The petitioner's first argument relies exclusively on a
line of Ninth Circuit cases, which he says hold that a country
conditions report can never supply the individualized analysis
required for a showing of changed country conditions. See, e.g.,
Molina-Estrada v. INS, 293 F.3d 1089, 1096 (9th Cir. 2002)
(suggesting that "a State Department report on country conditions,
standing alone, is not sufficient to rebut the presumption of
future persecution"); Chand v. INS, 222 F.3d 1066, 1079 (9th Cir.
2000) (holding that a determination of changed country conditions
requires an individualized analysis). The petitioner reads these
cases through rose-colored glasses. Taken in context, we do not
think that they stand for a bright-line rule, applicable across the
board. And to the extent (if at all) that they support the
petitioner's absolutist argument, we decline to follow them.
The State Department has widely acknowledged expertise in
discerning the conditions that prevail in foreign lands. See
Negeya, 417 F.3d at 84; Gonahasa v. INS, 181 F.3d 538, 542 (4th
Cir. 1999). Thus, State Department reports are generally probative
of country conditions. See, e.g., Zarouite, ___ F.3d at ___ [slip
op. at 6]. When such a report convincingly demonstrates material
changes in country conditions that affect the specific
circumstances of an asylum seeker's claim, the report may be
sufficient, in and of itself, to rebut the presumption of future
persecution. See, e.g., Negeya, 417 F.3d at 84 (finding that the
petitioner's fear of future persecution was no longer reasonable in
the face of a country conditions report finding no instances of
forced exile during the relevant period); Mullai v. Ashcroft, 385
F.3d 635, 639 (6th Cir. 2004) (concluding that a country conditions
report documenting a new government's rise to power adequately
evinced a material change in country conditions). Such focused
evidence is to be distinguished from cursory statements or broadbrush
generalizations about changed country conditions. See
Zarouite, ___ F.3d at ___ [slip op. at 8].
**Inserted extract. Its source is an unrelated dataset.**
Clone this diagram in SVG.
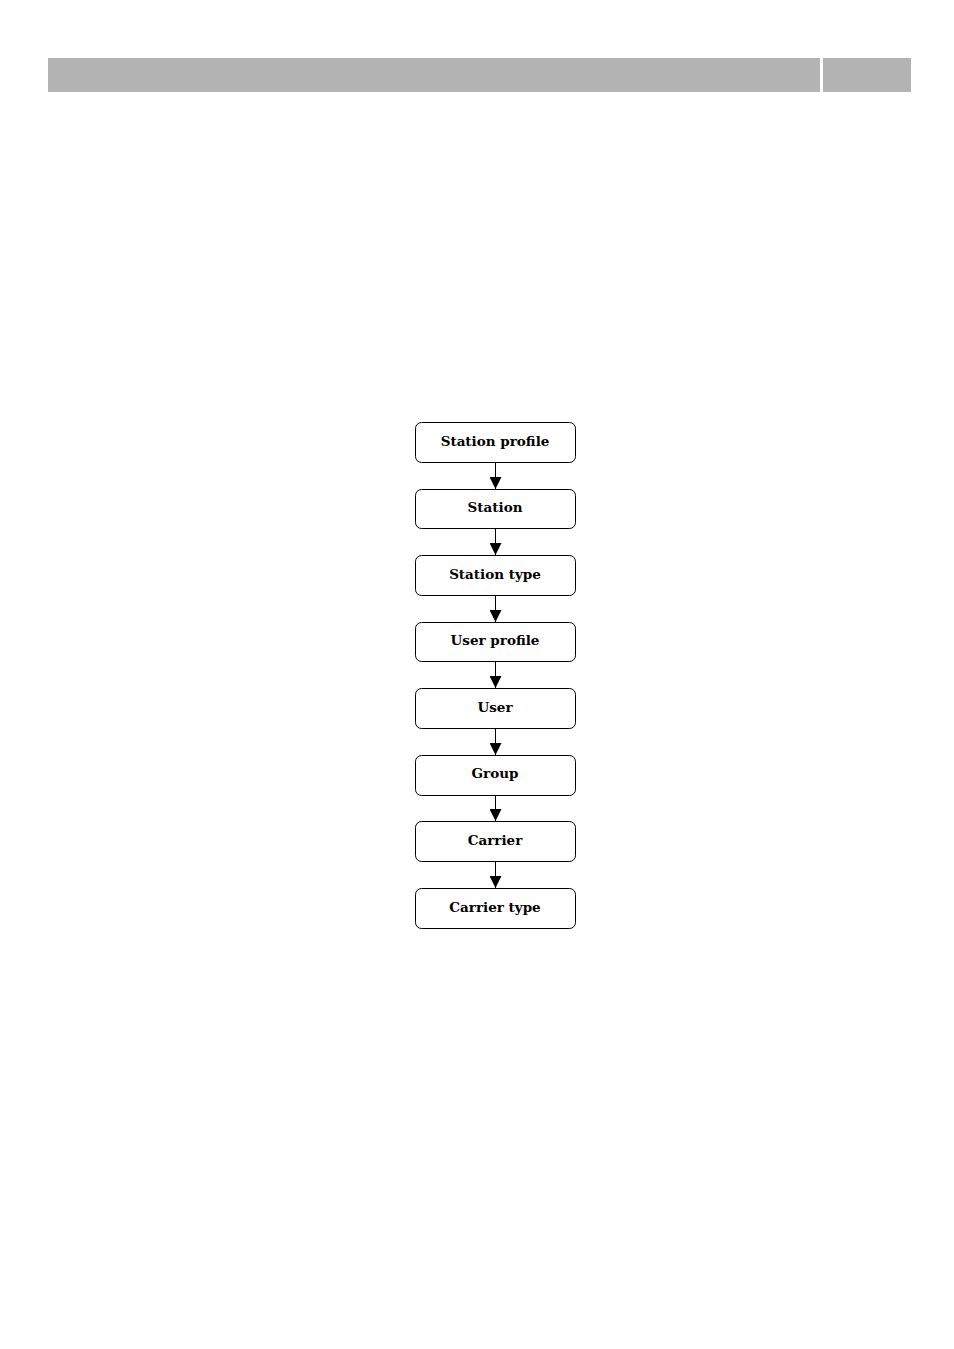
<svg xmlns="http://www.w3.org/2000/svg" width="954" height="1349" viewBox="0 0 954 1349">
<style>
.box{fill:#fff;stroke:#000;stroke-width:1}
.lbl{font-family:"DejaVu Serif","Liberation Serif",serif;font-weight:bold;font-size:13.5px;text-anchor:middle;fill:#000}
.con{stroke:#000;stroke-width:1;fill:none}
</style>
<defs>
<marker id="ah" markerWidth="12" markerHeight="12" refX="12" refY="6" orient="auto" markerUnits="userSpaceOnUse">
<path d="M0,0 L12,6 L0,12 Z" fill="#000"/>
</marker>
</defs>
<rect width="954" height="1349" fill="#fff"/>
<g id="header">
<rect x="48" y="58" width="772" height="34" fill="#b3b3b3"/>
<rect x="823" y="58" width="88" height="34" fill="#b3b3b3"/>
</g>
<g id="n1"><rect class="box" x="415.5" y="422.5" width="160" height="40" rx="6"/><text class="lbl" x="495" y="446">Station profile</text></g>
<g id="n2"><rect class="box" x="415.5" y="489.5" width="160" height="39" rx="6"/><text class="lbl" x="495" y="512">Station</text></g>
<g id="n3"><rect class="box" x="415.5" y="555.5" width="160" height="40" rx="6"/><text class="lbl" x="495" y="579">Station type</text></g>
<g id="n4"><rect class="box" x="415.5" y="622.5" width="160" height="39" rx="6"/><text class="lbl" x="495" y="645">User profile</text></g>
<g id="n5"><rect class="box" x="415.5" y="688.5" width="160" height="40" rx="6"/><text class="lbl" x="495" y="712">User</text></g>
<g id="n6"><rect class="box" x="415.5" y="755.5" width="160" height="40" rx="6"/><text class="lbl" x="495" y="778">Group</text></g>
<g id="n7"><rect class="box" x="415.5" y="821.5" width="160" height="40" rx="6"/><text class="lbl" x="495" y="845">Carrier</text></g>
<g id="n8"><rect class="box" x="415.5" y="888.5" width="160" height="40" rx="6"/><text class="lbl" x="495" y="912">Carrier type</text></g>
<g id="connectors">
<line class="con" x1="495.5" y1="463" x2="495.5" y2="489" marker-end="url(#ah)"/>
<line class="con" x1="495.5" y1="529" x2="495.5" y2="555" marker-end="url(#ah)"/>
<line class="con" x1="495.5" y1="596" x2="495.5" y2="622" marker-end="url(#ah)"/>
<line class="con" x1="495.5" y1="662" x2="495.5" y2="688" marker-end="url(#ah)"/>
<line class="con" x1="495.5" y1="729" x2="495.5" y2="755" marker-end="url(#ah)"/>
<line class="con" x1="495.5" y1="796" x2="495.5" y2="821" marker-end="url(#ah)"/>
<line class="con" x1="495.5" y1="862" x2="495.5" y2="888" marker-end="url(#ah)"/>
</g>
</svg>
In this instance, the petitioner was very specific in
stating that he feared retaliation by the guerillas because he had
frustrated their recruitment efforts. The Country Conditions
Report addressed this issue head-on. It explained that the peace
accords had ended the civil war and that, from and after 1996,
there was no credible evidence that the guerillas had continued
their militant activities. Because this information is both
reliable and focused — it addresses the precise subject matter of
the petitioner's claimed fear — it suffices, if credited by the
factfinder and not effectively offset by other evidence, to rebut
any presumption of future persecution at the hands of the
We note that the other information in the record, taken in 2
its totality, helps to rebut the presumption that persecution by
the guerillas is a reality in Guatemala today. For example, the
fourteen-year time lapse since the petitioner's single
confrontation with the guerillas works against the presumption of
future persecution; it is questionable whether members of the
guerilla group would even recognize the young man who, on only one
occasion, declined their invitation.
guerillas. Consequently, the IJ did not err as a matter of law in 2
giving decretory significance to the Country Conditions Report.
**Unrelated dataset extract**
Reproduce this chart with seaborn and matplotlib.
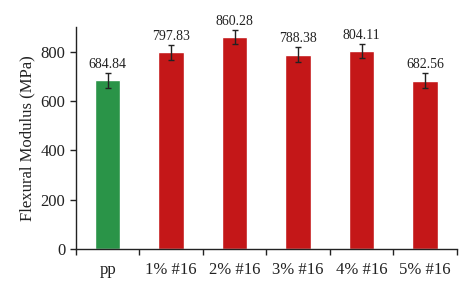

The petitioner's fallback position is that the IJ erred
in his reading of the Country Conditions Report. This argument
relies on the sad fact, made manifest by the Country Conditions
Report, that human rights abuses still abound in Guatemala.
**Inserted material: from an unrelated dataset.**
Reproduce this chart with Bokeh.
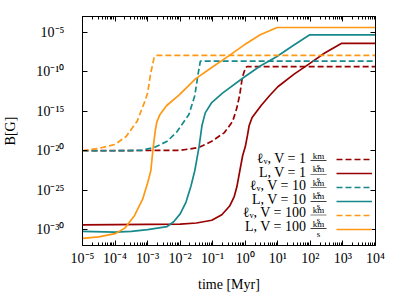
import numpy as np
from bokeh.plotting import figure
from bokeh.models import (LogAxis, FixedTicker, CustomJSTickFormatter, Legend, LegendItem,
                          Label, BoxAnnotation, Range1d)
from bokeh.embed import file_html
from bokeh.resources import INLINE

# ---- data (log10 of time [Myr], log10 of B [G]) ----
lt_lnu_1 = [-5, -2.0, -1.43, -1.03, -0.64, -0.39, -0.26, -0.17, -0.09, 0.01, 0.06, 4]
lb_lnu_1 = [-20, -19.95, -19.6, -18.8, -17.7, -16.3, -14.6, -12.9, -10.7, -9.46, -9.34, -9.34]

lt_L_1 = [-5, -2.0, -1.5, -1.03, -0.72, -0.48, -0.34, -0.26, -0.17, -0.08, 0.0, 0.07,
          0.12, 0.21, 0.5, 0.75, 1.0, 1.5, 1.94, 2.44, 2.95, 4]
lb_L_1 = [-29.4, -29.3, -29.15, -28.8, -28.1, -27.0, -25.8, -24.6, -22.6, -20.6, -19.5, -18.0,
          -16.8, -15.8, -14.2, -13.0, -11.9, -10.3, -9.06, -7.63, -6.41, -6.41]

lt_lnu_10 = [-5, -4, -3.2, -2.8, -2.4, -2.1, -2.0, -1.73, -1.55, -1.45, -1.38, 4]
lb_lnu_10 = [-20, -20, -19.95, -19.6, -18.8, -17.6, -17.0, -15.4, -13.0, -10.3, -8.66, -8.66]

lt_L_10 = [-5, -4, -3.5, -3.0, -2.4, -2.2, -2.0, -1.82, -1.67, -1.55, -1.42, -1.33, -1.23,
           -1.03, -0.7, -0.04, 0.46, 0.96, 1.45, 1.98, 4]
lb_L_10 = [-30.2, -30.3, -30.2, -30.0, -29.6, -29.0, -28.0, -26.5, -24.5, -22.5, -19.5, -16.8,
           -15.2, -13.9, -12.7, -10.7, -9.27, -8.1, -6.74, -5.32, -5.32]

lt_lnu_100 = [-5, -4.5, -4.0, -3.66, -3.32, -3.1, -3.0, -2.91, -2.8, -2.74, 4]
lb_lnu_100 = [-20, -19.7, -19.2, -18.2, -16.25, -13.9, -12.7, -10.3, -8.2, -7.93, -7.93]

lt_L_100 = [-5, -4.5, -4.0, -3.7, -3.4, -3.15, -3.0, -2.9, -2.84, -2.77, -2.72, -2.62, -2.42,
            -2.02, -1.53, -1.03, -0.53, -0.04, 0.46, 0.98, 4]
lb_L_100 = [-31.1, -30.9, -30.5, -29.8, -28.2, -26.1, -24.1, -22.5, -20.0, -17.6, -16.4, -15.4,
            -14.3, -12.9, -10.9, -9.46, -8.05, -6.62, -5.32, -4.39, -4.39]

x_tick_exp = [-5, -4, -3, -2, -1, 0, 1, 2, 3, 4]
y_tick_exp = [-30, -25, -20, -15, -10, -5]

legend_text = ["\u2113\u1d65, V = 1", "L, V = 1", "\u2113\u1d65, V = 10",
               "L, V = 10", "\u2113\u1d65, V = 100", "L, V = 100"]

RED = "#990000"
TEAL = "#17898c"
ORANGE = "#ff9812"
FONT = "Liberation Serif"

p = figure(width=391, height=294, x_axis_type="log", y_axis_type="log",
           x_range=Range1d(1e-5, 1e4), y_range=Range1d(1e-32, 1e-3),
           output_backend="svg", toolbar_location=None,
           min_border_left=73, min_border_right=16, min_border_top=16, min_border_bottom=40)
p.xgrid.visible = False
p.ygrid.visible = False
p.outline_line_color = "black"
p.outline_line_width = 1
p.background_fill_color = "white"

def tt(a):
    return 10.0 ** np.array(a, dtype=float)

series = [
    (lt_lnu_1, lb_lnu_1, RED, "dashed"),
    (lt_L_1, lb_L_1, RED, "solid"),
    (lt_lnu_10, lb_lnu_10, TEAL, "dashed"),
    (lt_L_10, lb_L_10, TEAL, "solid"),
    (lt_lnu_100, lb_lnu_100, ORANGE, "dashed"),
    (lt_L_100, lb_L_100, ORANGE, "solid"),
]
renderers = []
for lt, lb, col, sty in series:
    r = p.line(tt(lt), tt(lb), line_color=col, line_width=1.7,
               line_dash=("6 3" if sty == "dashed" else "solid"))
    renderers.append(r)

fmt_js = """
const e = Math.round(Math.log10(tick));
const m = {"-":"\\u207b","0":"\\u2070","1":"\\u00b9","2":"\\u00b2","3":"\\u00b3","4":"\\u2074",
           "5":"\\u2075","6":"\\u2076","7":"\\u2077","8":"\\u2078","9":"\\u2079"};
return "10" + String(e).split("").map(c => m[c]).join("");
"""
blank_js = "return '';"

x_major = [10.0 ** e for e in x_tick_exp]
x_minor = [m * 10.0 ** e for e in x_tick_exp[:-1] for m in range(2, 10)]
y_major = [10.0 ** e for e in y_tick_exp]

def style_axis(ax, ticker, labels, standoff):
    ax.ticker = ticker
    ax.formatter = CustomJSTickFormatter(code=fmt_js if labels else blank_js)
    ax.axis_line_color = "black"
    ax.major_tick_in = 5
    ax.major_tick_out = 0
    ax.minor_tick_in = 3
    ax.minor_tick_out = 0
    ax.major_tick_line_color = "black"
    ax.minor_tick_line_color = "black"
    ax.major_label_text_font = FONT
    ax.major_label_text_font_size = "14px"
    ax.major_label_text_color = "black"
    ax.major_label_standoff = standoff
    ax.axis_label_text_font = FONT
    ax.axis_label_text_font_size = "14px"
    ax.axis_label_text_font_style = "normal"
    ax.axis_label_text_color = "black"

xt = FixedTicker(ticks=x_major, minor_ticks=x_minor)
yt = FixedTicker(ticks=y_major, minor_ticks=[])

style_axis(p.xaxis[0], xt, True, 5)
p.xaxis[0].axis_label = "time [Myr]"
p.xaxis[0].axis_label_standoff = 8
style_axis(p.yaxis[0], yt, True, 18)
p.yaxis[0].axis_label = "B[G]"
p.yaxis[0].axis_label_standoff = 15

top = LogAxis()
style_axis(top, FixedTicker(ticks=x_major, minor_ticks=x_minor), False, 0)
p.add_layout(top, "above")
right = LogAxis()
style_axis(right, FixedTicker(ticks=y_major, minor_ticks=[]), False, 0)
p.add_layout(right, "right")

# legend swatches (glyphs on the right), texts as labels to their left
items = [LegendItem(label="", renderers=[r]) for r in renderers]
leg = Legend(items=items, location=(254, 9), glyph_width=36, glyph_height=14, spacing=0,
             padding=0, margin=0, label_width=0, label_standoff=0,
             label_text_font_size="6px", background_fill_alpha=0, border_line_alpha=0)
p.add_layout(leg)

row0 = 87.0  # frame-relative screen y of first row centre
dy = 13.6
for i, txt in enumerate(legend_text):
    yc = row0 - i * dy
    p.add_layout(Label(x=224, y=yc, x_units="screen", y_units="screen", text=txt,
                       text_align="right", text_baseline="middle", text_font=FONT,
                       text_font_size="14px", text_color="black"))
    p.add_layout(Label(x=236, y=yc + 3, x_units="screen", y_units="screen", text="km",
                       text_align="center", text_baseline="middle", text_font=FONT,
                       text_font_size="9px", text_color="black"))
    p.add_layout(Label(x=236, y=yc - 7, x_units="screen", y_units="screen", text="s",
                       text_align="center", text_baseline="middle", text_font=FONT,
                       text_font_size="9px", text_color="black"))
    p.add_layout(BoxAnnotation(left=228, right=244, bottom=yc - 2.4, top=yc - 1.8,
                               left_units="screen", right_units="screen",
                               bottom_units="screen", top_units="screen",
                               fill_color="black", fill_alpha=1, line_color=None))

open("out.html", "w").write(file_html(p, INLINE))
Whatever superficial appeal such an argument may possess, it
misinterprets the meaning of "persecution."
Although the Act does not formally define the term
"persecution," we have held that persecution requires more than a
showing of either episodic violence or sporadic abuse. See, e.g.,
Bocova, 412 F.3d at 263. To qualify as persecution, human rights
abuses must be systematic. See id. They also must be causally
connected to one of the five enumerated grounds. See 8 U.S.C. §
Those requirements are not satisfied here. While the
Country Conditions Report acknowledges that violence and human
rights abuses still occur in Guatemala, it also attests that the
threat of violence afflicts all Guatemalans to a roughly equal
extent, regardless of their membership in a particular group or
class. Accordingly, that threat will not support a finding of a
well-founded fear of future persecution. See Quevedo, 336 F.3d at
44 ("This Circuit has rejected the contention that pervasive nonpolitical
criminality in Guatemala constitutes a basis for
asylum."); see also Harutyunyan v. Gonzales, 421 F.3d 64, 70 (1st
That ends this aspect of the matter. With sufficient
evidence of changed country conditions and no error in the IJ's
reliance on or interpretation of the Country Conditions Report,
there is no principled basis for upsetting the denial of asylum.
What we have written to this point also disposes of the
petitioner's withholding of removal claim. That claim places a
"more stringent burden of proof on an alien than does a counterpart
claim for asylum." Rodriguez-Ramirez, 398 F.3d at 123. While
eligibility for asylum requires a well-founded fear of future
persecution, withholding of removal requires that the alien show a
clear probability of future persecution. See Aguilar-Solis v. INS,
168 F.3d 565, 569 n.3 (1st Cir. 1999). It follows, then, that,
because the petitioner's claim for asylum fails, so too does his
counterpart claim for withholding of removal.
The petitioner's brief contains no developed argumentation 3
anent his CAT claim. Therefore, we deem that claim abandoned. See
Nikijuluw v. Gonzales, ___ F.3d ___, ___ n.3 (1st Cir. 2005) [No.
05-1452, slip op. at 6 n.3]; Makhoul v. Ashcroft, 387 F.3d 75, 82
(1st Cir. 2004).
We need go no further. On the basis of the foregoing, 3
the BIA's order is unimpugnable.
The petition for judicial review is denied.